After a terrific first full season in Boston, the sixth overall pick in the 2012 NHL Entry Draft was a different player at times this season. He finished the season with 23 assists and 26 points in the regular season while missing some time in February when he suffered an injury in a home game against the Dallas Stars. There were times this season when he didn't look right, but he still went out and was durable playing in 73 regular-season games.

In the playoffs, if there was one player who you could say had an up-and-down 13 games, Lindholm would have been at the top of the list. In the first round against the Toronto Maple Leafs, it was Lindholm. In Game 7, he played his best game of the series and played a big part in the Bruins. winning that game, 2-1. He tied the game just minutes after Toronto took a 1-0 third-period lead with a wrist shot from a tough angle.

In overtime when he set up David Pastrnak for the series-winning goal. He hit the red line early in overtime and placed a perfect dump-in pass into the Maple Leafs' zone and the Black and Gold's leading goal-scorer beat everyone to the puck and beat Ilya Samsonov with a backhander to send Boston to the second round.

In the second round against the Panthers where the Bruins lost in six tough games, he failed to register a point and was a plus/minus plus-1.

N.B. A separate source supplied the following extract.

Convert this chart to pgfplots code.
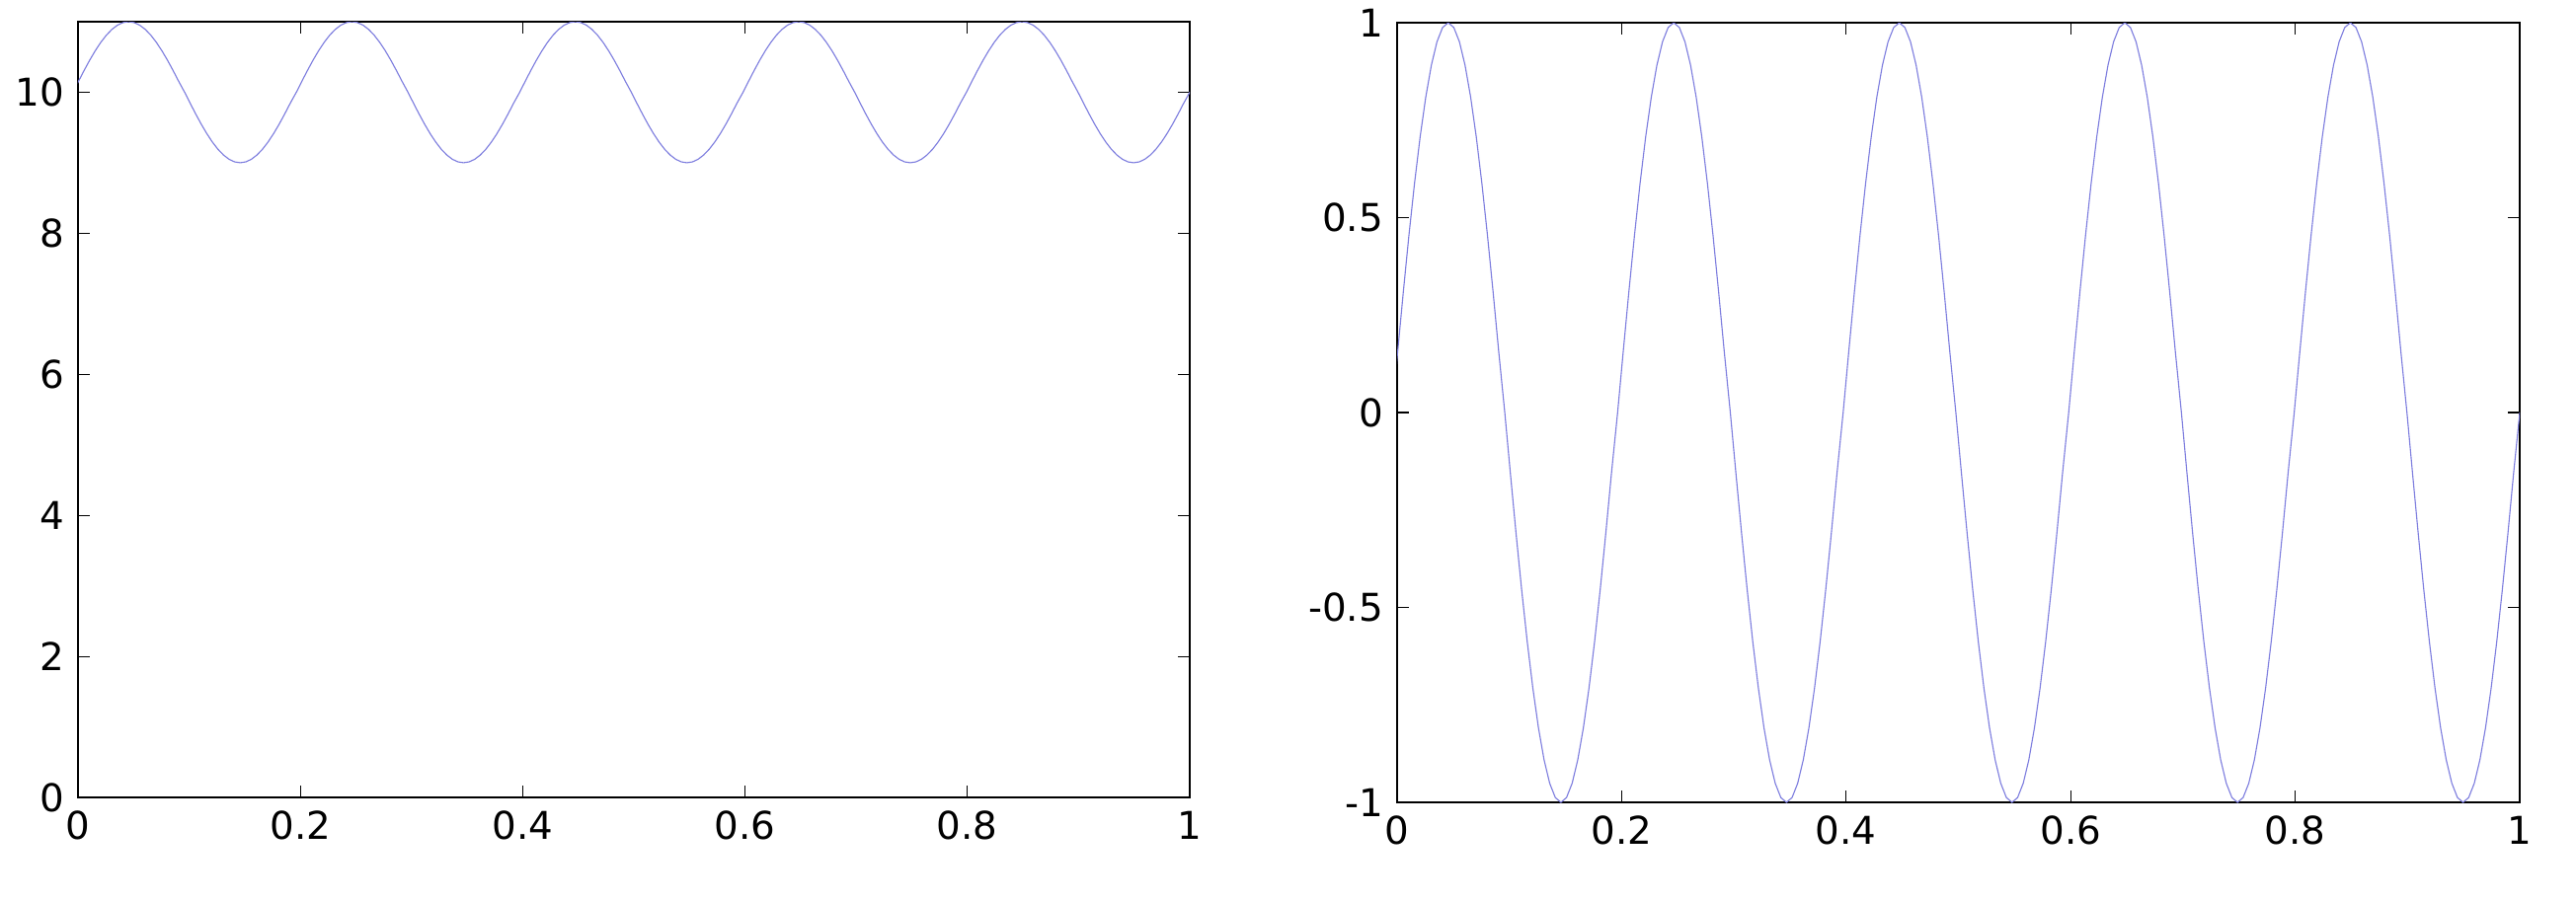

One day after the Bruins acquired Lindholm from the Ducks, he agreed to an extension for eight years with an AAV of $6.5 million. There is no doubt that he's going to be a part of the team going forward and a key piece to the left side of their defense and likely mentoring Mason Lohrei. When he's healthy and playing at his best, you see what a player he can be and he's a difference-maker at both ends of the ice as he was in 2022-23. The Bruins need that type of player going forward.